**Task description**
Return all lines in the material below that contain "chart".

**Stored data**
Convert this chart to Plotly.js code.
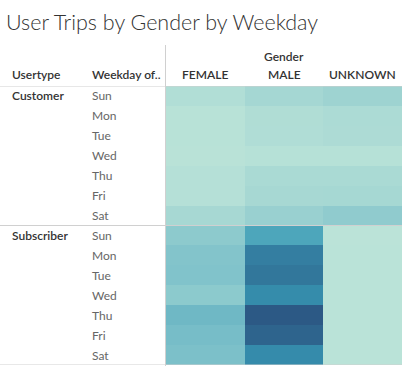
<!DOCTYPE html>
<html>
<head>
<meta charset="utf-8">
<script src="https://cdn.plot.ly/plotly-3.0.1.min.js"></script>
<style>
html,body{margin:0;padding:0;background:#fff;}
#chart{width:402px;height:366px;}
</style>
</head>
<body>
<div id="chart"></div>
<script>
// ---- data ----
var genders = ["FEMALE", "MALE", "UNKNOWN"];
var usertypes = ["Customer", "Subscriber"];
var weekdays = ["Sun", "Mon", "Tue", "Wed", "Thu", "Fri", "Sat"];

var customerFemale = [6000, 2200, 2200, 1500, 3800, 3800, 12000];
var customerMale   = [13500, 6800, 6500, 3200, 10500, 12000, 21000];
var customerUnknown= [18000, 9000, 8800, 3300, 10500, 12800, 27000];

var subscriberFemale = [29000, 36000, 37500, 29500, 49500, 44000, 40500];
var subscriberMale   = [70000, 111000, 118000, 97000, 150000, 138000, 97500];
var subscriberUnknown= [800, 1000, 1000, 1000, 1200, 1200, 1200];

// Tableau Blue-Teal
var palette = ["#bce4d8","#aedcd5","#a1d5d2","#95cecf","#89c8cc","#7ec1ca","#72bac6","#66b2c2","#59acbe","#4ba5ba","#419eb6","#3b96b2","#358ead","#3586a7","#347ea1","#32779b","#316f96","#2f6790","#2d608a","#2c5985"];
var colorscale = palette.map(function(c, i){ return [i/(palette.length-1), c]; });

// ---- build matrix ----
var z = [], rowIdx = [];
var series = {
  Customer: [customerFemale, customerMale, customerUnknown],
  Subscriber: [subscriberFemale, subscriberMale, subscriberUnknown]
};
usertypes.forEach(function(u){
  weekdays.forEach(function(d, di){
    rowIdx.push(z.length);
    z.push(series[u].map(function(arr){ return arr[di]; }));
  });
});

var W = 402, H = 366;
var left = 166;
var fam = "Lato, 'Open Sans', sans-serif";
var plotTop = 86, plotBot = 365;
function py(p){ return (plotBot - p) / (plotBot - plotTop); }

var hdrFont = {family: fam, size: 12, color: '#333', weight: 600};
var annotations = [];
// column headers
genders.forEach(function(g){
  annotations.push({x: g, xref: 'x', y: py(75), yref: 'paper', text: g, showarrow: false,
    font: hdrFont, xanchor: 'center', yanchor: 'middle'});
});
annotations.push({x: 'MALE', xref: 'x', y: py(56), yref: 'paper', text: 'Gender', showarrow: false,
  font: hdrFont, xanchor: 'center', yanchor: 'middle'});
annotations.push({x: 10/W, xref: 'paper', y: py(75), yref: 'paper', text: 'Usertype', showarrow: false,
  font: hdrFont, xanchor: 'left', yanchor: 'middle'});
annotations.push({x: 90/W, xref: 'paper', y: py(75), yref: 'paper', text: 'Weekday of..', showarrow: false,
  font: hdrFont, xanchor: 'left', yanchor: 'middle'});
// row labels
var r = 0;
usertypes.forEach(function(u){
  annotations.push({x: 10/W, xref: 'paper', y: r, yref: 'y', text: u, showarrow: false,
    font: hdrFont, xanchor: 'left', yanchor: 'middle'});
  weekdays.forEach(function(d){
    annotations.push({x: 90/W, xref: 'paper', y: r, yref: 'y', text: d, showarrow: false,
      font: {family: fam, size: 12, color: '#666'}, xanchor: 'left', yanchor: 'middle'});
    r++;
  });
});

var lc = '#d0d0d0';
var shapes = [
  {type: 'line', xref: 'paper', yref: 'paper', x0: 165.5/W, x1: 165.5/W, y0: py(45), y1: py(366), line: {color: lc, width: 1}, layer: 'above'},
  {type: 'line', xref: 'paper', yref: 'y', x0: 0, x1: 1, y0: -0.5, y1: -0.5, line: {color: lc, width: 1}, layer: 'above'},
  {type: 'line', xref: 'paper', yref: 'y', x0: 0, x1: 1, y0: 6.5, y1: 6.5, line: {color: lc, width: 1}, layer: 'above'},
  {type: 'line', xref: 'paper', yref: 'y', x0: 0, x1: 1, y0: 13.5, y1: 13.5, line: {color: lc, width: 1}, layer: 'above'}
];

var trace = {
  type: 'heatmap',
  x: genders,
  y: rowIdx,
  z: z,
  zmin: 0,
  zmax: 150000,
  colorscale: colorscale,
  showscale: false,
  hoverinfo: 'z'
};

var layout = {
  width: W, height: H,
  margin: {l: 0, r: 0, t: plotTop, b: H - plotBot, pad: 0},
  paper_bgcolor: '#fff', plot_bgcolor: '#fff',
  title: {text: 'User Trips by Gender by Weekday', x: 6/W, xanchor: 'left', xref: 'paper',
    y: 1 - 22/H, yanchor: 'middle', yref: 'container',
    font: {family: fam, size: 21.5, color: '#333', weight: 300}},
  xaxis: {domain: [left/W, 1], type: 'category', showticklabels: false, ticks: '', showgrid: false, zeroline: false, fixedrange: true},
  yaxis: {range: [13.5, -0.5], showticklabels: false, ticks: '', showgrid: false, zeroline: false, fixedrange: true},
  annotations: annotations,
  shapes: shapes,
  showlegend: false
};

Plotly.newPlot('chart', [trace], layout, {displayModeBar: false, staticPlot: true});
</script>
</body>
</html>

**Expected output**
Convert this chart to Plotly.js code.
#chart{width:402px;height:366px;}
<div id="chart"></div>
Plotly.newPlot('chart', [trace], layout, {displayModeBar: false, staticPlot: true});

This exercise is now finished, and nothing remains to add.